# Source material start

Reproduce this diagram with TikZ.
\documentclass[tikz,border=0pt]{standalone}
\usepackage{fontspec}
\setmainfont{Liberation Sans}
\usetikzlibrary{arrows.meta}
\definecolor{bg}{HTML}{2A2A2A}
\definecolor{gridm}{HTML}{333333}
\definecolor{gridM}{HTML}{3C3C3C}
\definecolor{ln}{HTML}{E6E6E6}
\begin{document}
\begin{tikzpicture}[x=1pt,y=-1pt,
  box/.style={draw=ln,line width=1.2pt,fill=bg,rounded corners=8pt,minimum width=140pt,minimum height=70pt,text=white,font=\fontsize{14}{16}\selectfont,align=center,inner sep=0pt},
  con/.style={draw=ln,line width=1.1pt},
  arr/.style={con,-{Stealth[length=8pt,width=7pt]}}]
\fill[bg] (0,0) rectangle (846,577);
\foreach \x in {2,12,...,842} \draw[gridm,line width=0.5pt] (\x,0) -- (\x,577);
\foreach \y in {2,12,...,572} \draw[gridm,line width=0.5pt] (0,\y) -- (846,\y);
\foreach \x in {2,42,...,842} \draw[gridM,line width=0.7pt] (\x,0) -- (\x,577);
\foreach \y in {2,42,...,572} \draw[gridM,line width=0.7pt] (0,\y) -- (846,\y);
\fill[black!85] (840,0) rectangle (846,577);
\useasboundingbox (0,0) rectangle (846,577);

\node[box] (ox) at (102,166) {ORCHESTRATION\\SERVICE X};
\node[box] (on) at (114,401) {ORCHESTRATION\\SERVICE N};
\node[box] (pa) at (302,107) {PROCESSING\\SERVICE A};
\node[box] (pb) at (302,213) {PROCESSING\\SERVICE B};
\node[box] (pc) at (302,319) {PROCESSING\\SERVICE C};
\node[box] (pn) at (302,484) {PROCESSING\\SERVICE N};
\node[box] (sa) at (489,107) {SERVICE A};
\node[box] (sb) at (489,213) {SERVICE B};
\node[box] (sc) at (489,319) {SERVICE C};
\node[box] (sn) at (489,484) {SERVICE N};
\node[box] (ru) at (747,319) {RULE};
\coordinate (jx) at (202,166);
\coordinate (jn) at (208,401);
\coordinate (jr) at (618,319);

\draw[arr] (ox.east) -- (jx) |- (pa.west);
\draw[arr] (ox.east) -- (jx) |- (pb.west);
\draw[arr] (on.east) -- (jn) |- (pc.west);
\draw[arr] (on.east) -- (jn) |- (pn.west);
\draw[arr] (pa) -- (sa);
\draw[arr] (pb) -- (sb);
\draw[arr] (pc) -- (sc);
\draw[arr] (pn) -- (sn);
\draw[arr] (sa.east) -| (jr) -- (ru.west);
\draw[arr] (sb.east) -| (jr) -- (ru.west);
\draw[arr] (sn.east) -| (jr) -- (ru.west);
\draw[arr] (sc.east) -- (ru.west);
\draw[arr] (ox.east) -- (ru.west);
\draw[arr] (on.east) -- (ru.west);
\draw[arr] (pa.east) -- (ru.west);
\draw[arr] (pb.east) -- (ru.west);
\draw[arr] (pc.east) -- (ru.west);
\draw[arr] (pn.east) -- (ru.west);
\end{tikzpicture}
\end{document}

# Source material end

What you have to do
Return every line exactly.

Exercise output
Reproduce this diagram with TikZ.
\documentclass[tikz,border=0pt]{standalone}
\usepackage{fontspec}
\setmainfont{Liberation Sans}
\usetikzlibrary{arrows.meta}
\definecolor{bg}{HTML}{2A2A2A}
\definecolor{gridm}{HTML}{333333}
\definecolor{gridM}{HTML}{3C3C3C}
\definecolor{ln}{HTML}{E6E6E6}
\begin{document}
\begin{tikzpicture}[x=1pt,y=-1pt,
  box/.style={draw=ln,line width=1.2pt,fill=bg,rounded corners=8pt,minimum width=140pt,minimum height=70pt,text=white,font=\fontsize{14}{16}\selectfont,align=center,inner sep=0pt},
  con/.style={draw=ln,line width=1.1pt},
  arr/.style={con,-{Stealth[length=8pt,width=7pt]}}]
\fill[bg] (0,0) rectangle (846,577);
\foreach \x in {2,12,...,842} \draw[gridm,line width=0.5pt] (\x,0) -- (\x,577);
\foreach \y in {2,12,...,572} \draw[gridm,line width=0.5pt] (0,\y) -- (846,\y);
\foreach \x in {2,42,...,842} \draw[gridM,line width=0.7pt] (\x,0) -- (\x,577);
\foreach \y in {2,42,...,572} \draw[gridM,line width=0.7pt] (0,\y) -- (846,\y);
\fill[black!85] (840,0) rectangle (846,577);
\useasboundingbox (0,0) rectangle (846,577);

\node[box] (ox) at (102,166) {ORCHESTRATION\\SERVICE X};
\node[box] (on) at (114,401) {ORCHESTRATION\\SERVICE N};
\node[box] (pa) at (302,107) {PROCESSING\\SERVICE A};
\node[box] (pb) at (302,213) {PROCESSING\\SERVICE B};
\node[box] (pc) at (302,319) {PROCESSING\\SERVICE C};
\node[box] (pn) at (302,484) {PROCESSING\\SERVICE N};
\node[box] (sa) at (489,107) {SERVICE A};
\node[box] (sb) at (489,213) {SERVICE B};
\node[box] (sc) at (489,319) {SERVICE C};
\node[box] (sn) at (489,484) {SERVICE N};
\node[box] (ru) at (747,319) {RULE};
\coordinate (jx) at (202,166);
\coordinate (jn) at (208,401);
\coordinate (jr) at (618,319);

\draw[arr] (ox.east) -- (jx) |- (pa.west);
\draw[arr] (ox.east) -- (jx) |- (pb.west);
\draw[arr] (on.east) -- (jn) |- (pc.west);
\draw[arr] (on.east) -- (jn) |- (pn.west);
\draw[arr] (pa) -- (sa);
\draw[arr] (pb) -- (sb);
\draw[arr] (pc) -- (sc);
\draw[arr] (pn) -- (sn);
\draw[arr] (sa.east) -| (jr) -- (ru.west);
\draw[arr] (sb.east) -| (jr) -- (ru.west);
\draw[arr] (sn.east) -| (jr) -- (ru.west);
\draw[arr] (sc.east) -- (ru.west);
\draw[arr] (ox.east) -- (ru.west);
\draw[arr] (on.east) -- (ru.west);
\draw[arr] (pa.east) -- (ru.west);
\draw[arr] (pb.east) -- (ru.west);
\draw[arr] (pc.east) -- (ru.west);
\draw[arr] (pn.east) -- (ru.west);
\end{tikzpicture}
\end{document}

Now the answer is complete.